Owned by EQT Infrastructure V since 2020, Colisée expanded rapidly under private-equity backing — growing its estate from 270 centres to almost 400. During that holding period, the owner injected capital into staff training, building upkeep and digital systems, and positioned the operator as an early adopter of the entreprise à mission model, alongside setting near-term Science Based Targets for emissions reductions.
Despite revenue gains during the EQT hold, the group’s margins have come under sustained pressure since 2022. A combination of higher labour costs, inflation on operating inputs and tighter regulatory requirements across European markets squeezed profitability, prompting EQT and Colisée management to pursue a performance-improvement programme and, later, a comprehensive recapitalisation proposal.
According to the company statement, Colisée’s lender syndicate opted for an alternative restructuring route.
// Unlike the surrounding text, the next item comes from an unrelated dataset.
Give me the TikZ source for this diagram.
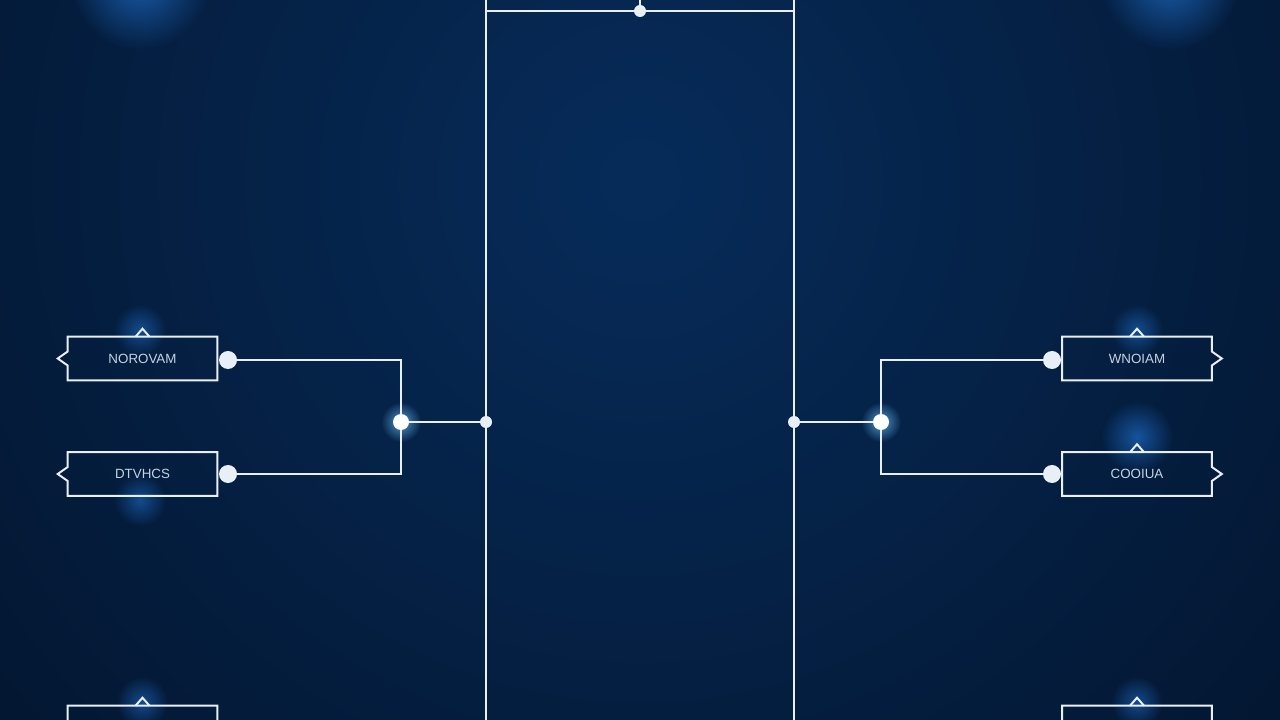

That lender-led plan includes a lock-up agreement and will rewire the capital structure, a process that is expected to take several months to implement legally and technically. As a consequence, EQT Group and other shareholders are set to exit their investments.
Arnaud Marion, chief executive of Colisée, thanked EQT for its stewardship and underlined the operator’s priority: sustained delivery of care quality. “Our focus remains on protecting resident services and securing a stable operational footing,” he said, signalling management’s intent to maintain continuity through the ownership change.
Market context underlines why lenders stepped in. The European long-term care sector is navigating demographic tailwinds — a rising share of older adults — but also short-term cost shocks and workforce shortages that have compressed returns for many operators. Private capital has been active in the space over the past decade, but recent years have seen a handful of lender-led restructurings where debt terms and cashflow strains limited equity options.